Nadine starts LIVING!
It is in my nature to laugh, to have fun, to enjoy life, to seek well-being, to go after my dreams … BUT … I blame myself terribly when I feel sad, helpless or when I can’t control certain situations. I’ll be honest here. By saying controlling certain situations I mean controlling people so as to achieve my goals or to be happy whenever I please. When things don’t turn out the way I envisioned, I experience it as the end of the world…
I am a hard worker, …, my life is all about work and if I don’t work well, I feel useless, I feel I’m nothing, I don’t think I have any value …
I feel self-confident when I work well, … but in my emotional relationships, since there is no work to demonstrate, I don’t know how to be confident with myself, and, consequently, with others … so you guessed it, I prefer to live alone than to take the risk (or what I consider as a risk) of being rejected, ignored, judged, … yet I like to be surrounded with people, I love to exchange and discuss, I live to share … I crave other people’s company … but the fears are so deep and my defense systems are so powerful and well established that without my realizing it, the subconscious takes over and I fall to my own devices…
I don’t know how to thank Evdoxia enough for helping me to realize, little by little, who I am when I am in “defense” mode and how I have become more and more free and liberated from my “flaws”, my blockages and my limiting beliefs!
“I dare” to be weak, “I dare” to be imperfect, “I dare” to be “insignificant”. I have learned to accept that I can be judged and now it other people’s judgment doesn’t affect me deeply … I dare to do what I want to do, I dare to confess my most shameful fears, … I no longer run away from sadness or anger.
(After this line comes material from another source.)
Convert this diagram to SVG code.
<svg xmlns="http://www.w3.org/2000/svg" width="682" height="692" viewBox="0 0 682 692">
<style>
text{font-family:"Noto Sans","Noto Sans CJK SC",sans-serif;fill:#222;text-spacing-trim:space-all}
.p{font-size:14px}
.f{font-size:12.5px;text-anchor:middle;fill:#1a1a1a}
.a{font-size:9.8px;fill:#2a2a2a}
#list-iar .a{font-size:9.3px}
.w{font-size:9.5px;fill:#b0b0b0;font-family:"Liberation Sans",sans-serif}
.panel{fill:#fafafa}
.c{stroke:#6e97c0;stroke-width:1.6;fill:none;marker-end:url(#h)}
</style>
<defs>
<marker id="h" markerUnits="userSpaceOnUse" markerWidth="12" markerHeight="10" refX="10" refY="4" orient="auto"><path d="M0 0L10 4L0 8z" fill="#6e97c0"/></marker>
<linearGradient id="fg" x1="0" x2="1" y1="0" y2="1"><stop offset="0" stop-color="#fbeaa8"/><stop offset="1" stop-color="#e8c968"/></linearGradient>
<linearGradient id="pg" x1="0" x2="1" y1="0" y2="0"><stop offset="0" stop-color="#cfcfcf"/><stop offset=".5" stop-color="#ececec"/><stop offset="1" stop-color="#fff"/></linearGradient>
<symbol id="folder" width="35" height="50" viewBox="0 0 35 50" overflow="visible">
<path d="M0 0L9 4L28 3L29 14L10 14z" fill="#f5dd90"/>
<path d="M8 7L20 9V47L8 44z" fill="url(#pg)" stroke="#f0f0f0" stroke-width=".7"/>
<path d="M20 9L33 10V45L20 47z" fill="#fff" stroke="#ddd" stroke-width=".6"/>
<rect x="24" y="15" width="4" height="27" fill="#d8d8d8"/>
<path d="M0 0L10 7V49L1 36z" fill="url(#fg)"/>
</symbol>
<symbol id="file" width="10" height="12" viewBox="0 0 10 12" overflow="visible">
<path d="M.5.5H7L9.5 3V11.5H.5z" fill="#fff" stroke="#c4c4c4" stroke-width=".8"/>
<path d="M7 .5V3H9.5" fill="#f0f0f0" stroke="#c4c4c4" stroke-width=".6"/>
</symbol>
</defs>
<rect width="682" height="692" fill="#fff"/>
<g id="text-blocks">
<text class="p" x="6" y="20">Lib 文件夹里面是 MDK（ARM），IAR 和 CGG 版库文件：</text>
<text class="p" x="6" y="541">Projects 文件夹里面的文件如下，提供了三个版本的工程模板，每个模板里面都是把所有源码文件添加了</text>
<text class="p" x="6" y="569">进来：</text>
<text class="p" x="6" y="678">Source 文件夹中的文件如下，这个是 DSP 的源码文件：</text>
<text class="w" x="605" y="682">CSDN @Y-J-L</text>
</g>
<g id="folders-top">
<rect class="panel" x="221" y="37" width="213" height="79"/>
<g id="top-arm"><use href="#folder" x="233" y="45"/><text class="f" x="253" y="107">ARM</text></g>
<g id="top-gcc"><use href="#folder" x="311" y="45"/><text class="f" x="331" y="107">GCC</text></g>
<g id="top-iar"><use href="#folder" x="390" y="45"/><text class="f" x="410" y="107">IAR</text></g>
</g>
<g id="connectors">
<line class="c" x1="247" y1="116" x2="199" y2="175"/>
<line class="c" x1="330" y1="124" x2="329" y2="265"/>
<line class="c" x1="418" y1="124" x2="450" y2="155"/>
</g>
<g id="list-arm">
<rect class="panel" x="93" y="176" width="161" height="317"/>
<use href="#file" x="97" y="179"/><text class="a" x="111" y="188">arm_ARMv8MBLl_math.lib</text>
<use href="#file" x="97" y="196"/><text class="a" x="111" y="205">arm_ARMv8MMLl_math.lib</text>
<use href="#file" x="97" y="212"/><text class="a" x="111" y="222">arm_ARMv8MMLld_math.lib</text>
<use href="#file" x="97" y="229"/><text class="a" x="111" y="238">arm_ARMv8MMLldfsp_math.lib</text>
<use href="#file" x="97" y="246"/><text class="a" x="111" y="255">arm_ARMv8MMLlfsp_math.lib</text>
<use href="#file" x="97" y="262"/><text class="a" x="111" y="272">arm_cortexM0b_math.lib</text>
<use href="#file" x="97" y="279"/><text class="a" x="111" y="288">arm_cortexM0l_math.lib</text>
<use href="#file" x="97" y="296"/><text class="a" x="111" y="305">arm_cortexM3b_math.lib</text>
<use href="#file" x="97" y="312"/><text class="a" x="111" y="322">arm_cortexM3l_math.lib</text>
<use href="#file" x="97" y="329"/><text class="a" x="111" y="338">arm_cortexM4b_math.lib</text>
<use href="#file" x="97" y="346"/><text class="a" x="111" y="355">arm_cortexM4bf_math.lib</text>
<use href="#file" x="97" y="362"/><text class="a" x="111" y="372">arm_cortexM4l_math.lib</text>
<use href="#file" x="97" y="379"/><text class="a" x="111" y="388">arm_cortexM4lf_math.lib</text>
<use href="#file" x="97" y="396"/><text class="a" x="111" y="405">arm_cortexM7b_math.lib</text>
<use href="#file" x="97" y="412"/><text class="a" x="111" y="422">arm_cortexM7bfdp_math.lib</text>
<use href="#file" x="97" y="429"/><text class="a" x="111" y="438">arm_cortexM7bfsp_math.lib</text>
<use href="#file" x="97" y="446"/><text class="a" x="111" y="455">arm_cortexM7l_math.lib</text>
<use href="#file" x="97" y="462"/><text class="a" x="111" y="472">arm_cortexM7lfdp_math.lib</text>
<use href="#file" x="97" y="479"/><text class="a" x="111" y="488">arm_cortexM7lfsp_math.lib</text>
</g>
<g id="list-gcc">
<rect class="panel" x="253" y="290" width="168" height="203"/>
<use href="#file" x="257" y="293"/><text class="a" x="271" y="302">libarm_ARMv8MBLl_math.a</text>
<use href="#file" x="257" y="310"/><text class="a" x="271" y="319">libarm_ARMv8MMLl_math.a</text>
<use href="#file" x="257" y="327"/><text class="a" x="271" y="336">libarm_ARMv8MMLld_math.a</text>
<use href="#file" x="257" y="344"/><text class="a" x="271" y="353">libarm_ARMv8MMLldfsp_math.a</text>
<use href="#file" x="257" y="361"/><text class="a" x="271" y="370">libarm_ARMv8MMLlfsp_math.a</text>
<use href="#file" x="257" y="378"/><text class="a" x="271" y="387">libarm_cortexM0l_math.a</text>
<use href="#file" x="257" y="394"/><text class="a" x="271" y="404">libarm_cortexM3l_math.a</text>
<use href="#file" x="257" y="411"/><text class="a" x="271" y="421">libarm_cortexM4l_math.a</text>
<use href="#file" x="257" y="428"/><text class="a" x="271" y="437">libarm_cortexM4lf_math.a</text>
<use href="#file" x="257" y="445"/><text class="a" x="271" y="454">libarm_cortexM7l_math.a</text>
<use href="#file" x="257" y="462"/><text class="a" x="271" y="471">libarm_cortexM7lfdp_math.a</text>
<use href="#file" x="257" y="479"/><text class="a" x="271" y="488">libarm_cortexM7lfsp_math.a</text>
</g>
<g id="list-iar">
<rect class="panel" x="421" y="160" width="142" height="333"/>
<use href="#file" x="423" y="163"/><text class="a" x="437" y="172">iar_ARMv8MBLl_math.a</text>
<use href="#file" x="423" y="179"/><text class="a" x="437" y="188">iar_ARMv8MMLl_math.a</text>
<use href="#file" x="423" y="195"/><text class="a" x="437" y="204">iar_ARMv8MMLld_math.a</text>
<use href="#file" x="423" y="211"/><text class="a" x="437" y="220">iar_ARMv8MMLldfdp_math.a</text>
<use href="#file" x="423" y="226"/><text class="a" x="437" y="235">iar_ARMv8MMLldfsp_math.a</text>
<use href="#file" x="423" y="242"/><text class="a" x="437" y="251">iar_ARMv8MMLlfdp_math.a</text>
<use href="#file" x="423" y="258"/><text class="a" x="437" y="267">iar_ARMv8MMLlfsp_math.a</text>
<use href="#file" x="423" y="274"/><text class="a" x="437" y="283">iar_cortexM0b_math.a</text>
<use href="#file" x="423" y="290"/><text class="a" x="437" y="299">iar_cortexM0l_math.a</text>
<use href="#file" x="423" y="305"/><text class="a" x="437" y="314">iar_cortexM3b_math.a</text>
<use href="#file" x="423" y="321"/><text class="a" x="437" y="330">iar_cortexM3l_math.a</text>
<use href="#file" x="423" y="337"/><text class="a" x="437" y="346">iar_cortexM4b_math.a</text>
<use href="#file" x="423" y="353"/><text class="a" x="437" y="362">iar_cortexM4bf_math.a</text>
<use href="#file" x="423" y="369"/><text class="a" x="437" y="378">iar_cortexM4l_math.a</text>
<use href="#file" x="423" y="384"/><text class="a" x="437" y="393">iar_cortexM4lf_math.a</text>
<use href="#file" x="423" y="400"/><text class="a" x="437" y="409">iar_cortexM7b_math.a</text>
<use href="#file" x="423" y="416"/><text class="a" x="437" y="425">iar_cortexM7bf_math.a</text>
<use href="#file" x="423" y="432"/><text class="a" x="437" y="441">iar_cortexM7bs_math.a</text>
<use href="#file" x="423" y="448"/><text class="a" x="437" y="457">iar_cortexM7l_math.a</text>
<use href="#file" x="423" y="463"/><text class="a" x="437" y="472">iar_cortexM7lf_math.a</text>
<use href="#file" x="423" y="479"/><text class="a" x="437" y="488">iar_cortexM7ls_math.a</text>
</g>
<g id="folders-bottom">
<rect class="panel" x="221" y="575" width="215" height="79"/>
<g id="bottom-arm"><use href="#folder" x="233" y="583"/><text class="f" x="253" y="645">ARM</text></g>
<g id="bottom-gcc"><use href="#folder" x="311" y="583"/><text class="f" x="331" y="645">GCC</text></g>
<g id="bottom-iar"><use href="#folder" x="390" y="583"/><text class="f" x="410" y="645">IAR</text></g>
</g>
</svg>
I let them be I accept them as part of my hurt and disappointed being, … I “tame” them by being well-intentioned with all these parts in me that I repressed for so long … and as if by magic, I feel a peace in me, a serenity. I no longer need to “fight” in order to win or to struggle just to exist but I simply live and let myself be! I feel so light and relieved! In short, I am really learning to live with all the facets that there are in me, whether they are black, gray or white because fighting against myself to exist, trying to prove all the time that I am strong and brilliant is a waste of my energy… I understood that my energy is precious and that I need it to take care of myself, to accept life as it is; as it comes. I understood that everything that happens (even if it is not what I wanted to happen) is always beneficial for me. It all depends on my perspective and how I can use it to understand myself and the world, to become aware of my flaws, to surpass myself, grow, evolve or even achieve things I had never imagined that I would.
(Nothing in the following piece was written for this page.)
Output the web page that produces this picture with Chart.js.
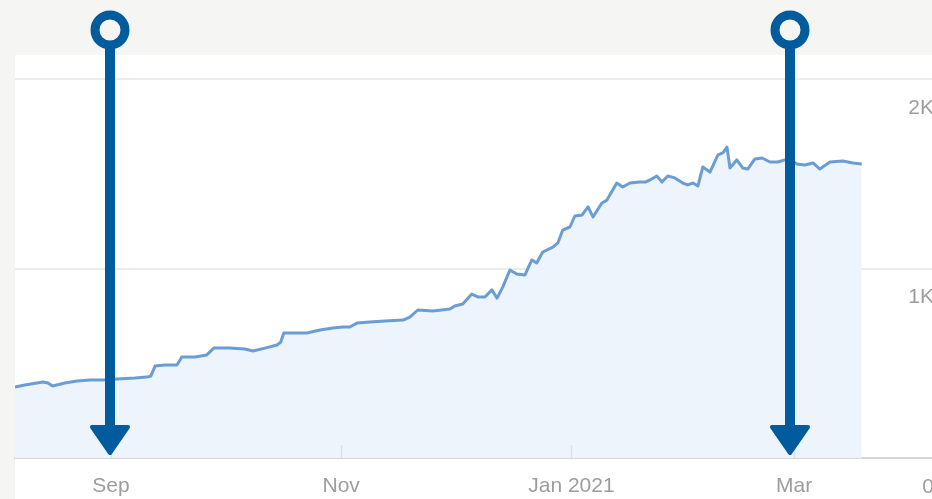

All the sessions I had with Evdoxia liberated me from all the things I didn’t want to experience or see. I learned to truly “be” as I am with my body, mind and soul.
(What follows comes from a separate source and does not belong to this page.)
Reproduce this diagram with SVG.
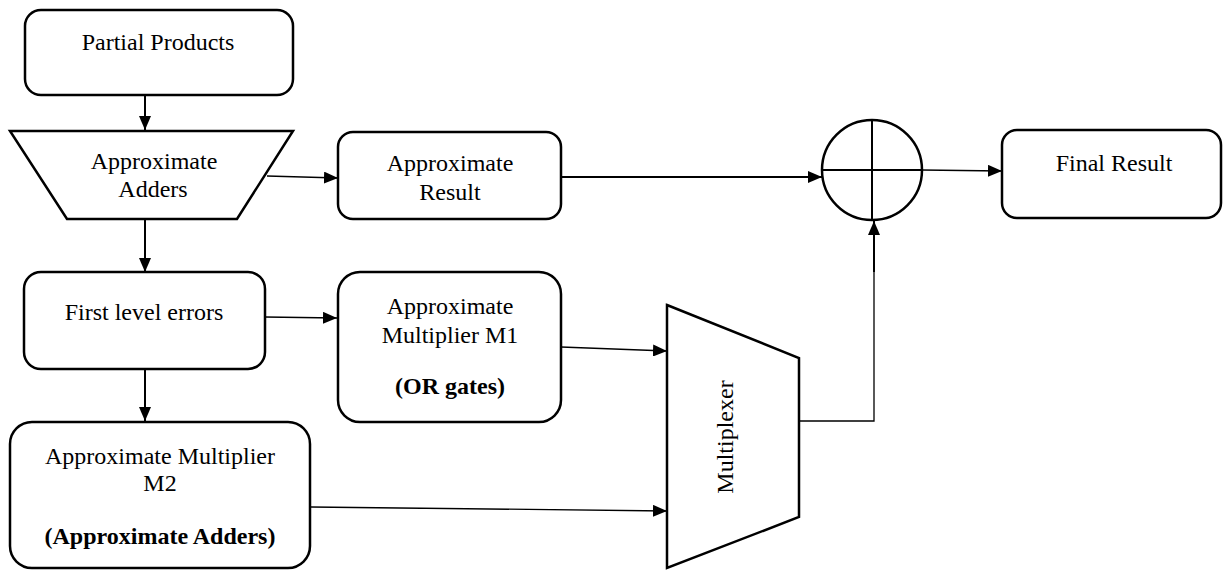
<svg xmlns="http://www.w3.org/2000/svg" width="1223" height="571" viewBox="0 0 1223 571">
<defs>
<marker id="ah" viewBox="0 0 14 12" refX="14" refY="6" markerWidth="14" markerHeight="12" markerUnits="userSpaceOnUse" orient="auto">
<path d="M0,0 L14,6 L0,12 Z" fill="#000"/>
</marker>
<style>
.box{fill:#fff;stroke:#000;stroke-width:2.5}
.t{font-family:"Liberation Serif","Times New Roman",serif;font-size:24px;fill:#000;text-anchor:middle}
.b{font-weight:bold}
.c{fill:none;stroke:#000;stroke-width:1.3}
.c2{fill:none;stroke:#000;stroke-width:2}
</style>
</defs>
<rect width="1223" height="571" fill="#fff"/>
<g id="connectors">
<line class="c2" x1="145" y1="95" x2="145" y2="130" marker-end="url(#ah)"/>
<line class="c" x1="267" y1="176" x2="338" y2="178" marker-end="url(#ah)"/>
<line class="c2" x1="561" y1="177" x2="822" y2="177" marker-end="url(#ah)"/>
<line class="c" x1="922" y1="170" x2="1002" y2="171" marker-end="url(#ah)"/>
<line class="c2" x1="145" y1="219" x2="145" y2="272" marker-end="url(#ah)"/>
<line class="c" x1="265" y1="317" x2="337" y2="318" marker-end="url(#ah)"/>
<line class="c2" x1="145" y1="369" x2="145" y2="421" marker-end="url(#ah)"/>
<line class="c" x1="561" y1="347" x2="667" y2="351" marker-end="url(#ah)"/>
<line class="c" x1="311" y1="507" x2="667" y2="511" marker-end="url(#ah)"/>
<polyline class="c" points="799,421 874,421 874,268"/>
<line class="c2" x1="874" y1="272" x2="874" y2="221" marker-end="url(#ah)"/>
</g>
<g id="partial-products">
<rect class="box" x="25" y="10" width="268" height="85" rx="16"/>
<text class="t" x="158" y="50">Partial Products</text>
</g>
<g id="approximate-adders">
<polygon class="box" points="10,131 293,131 237,219 67,219"/>
<text class="t" x="154" y="169">Approximate</text>
<text class="t" x="153" y="197">Adders</text>
</g>
<g id="approximate-result">
<rect class="box" x="338" y="132" width="223" height="87" rx="15"/>
<text class="t" x="450" y="171">Approximate</text>
<text class="t" x="450" y="200">Result</text>
</g>
<g id="adder">
<circle class="box" cx="872" cy="170" r="50"/>
<line class="c2" x1="822" y1="170" x2="922" y2="170"/>
<line class="c2" x1="872" y1="120" x2="872" y2="220"/>
</g>
<g id="final-result">
<rect class="box" x="1002" y="130" width="219" height="88" rx="15"/>
<text class="t" x="1114" y="171">Final Result</text>
</g>
<g id="first-level-errors">
<rect class="box" x="24" y="272" width="241" height="97" rx="17"/>
<text class="t" x="144" y="320">First level errors</text>
</g>
<g id="multiplier-m1">
<rect class="box" x="338" y="272" width="223" height="150" rx="22"/>
<text class="t" x="450" y="314">Approximate</text>
<text class="t" x="450" y="343">Multiplier M1</text>
<text class="t b" x="450" y="394">(OR gates)</text>
</g>
<g id="multiplier-m2">
<rect class="box" x="10" y="422" width="300" height="146" rx="22"/>
<text class="t" x="160" y="464">Approximate Multiplier</text>
<text class="t" x="160" y="491">M2</text>
<text class="t b" x="160" y="544">(Approximate Adders)</text>
</g>
<g id="multiplexer">
<polygon class="box" points="667,305 799,358 799,517 667,568"/>
<text class="t" transform="translate(733,437) rotate(-90)">Multiplexer</text>
</g>
</svg>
Now, when I feel annoyed or helpless, I no longer feel too sad, nor too angry, … I just tell myself that it is like that and I will know later why life decided that I had to go through it. But I am at peace and confident. What a relief, what a liberation!
Every problem has a solution and thanks to all the exchanges I had with Evdoxia, I was able to learn to see things in different ways and thus to be able to choose from several solutions … she is so generous in giving the necessary tools so that we can be autonomous in life.
Goodbye protective shields! Long live the real adventure of life with all its risks! If we don’t “taste” life, we won’t know what it “tastes” like.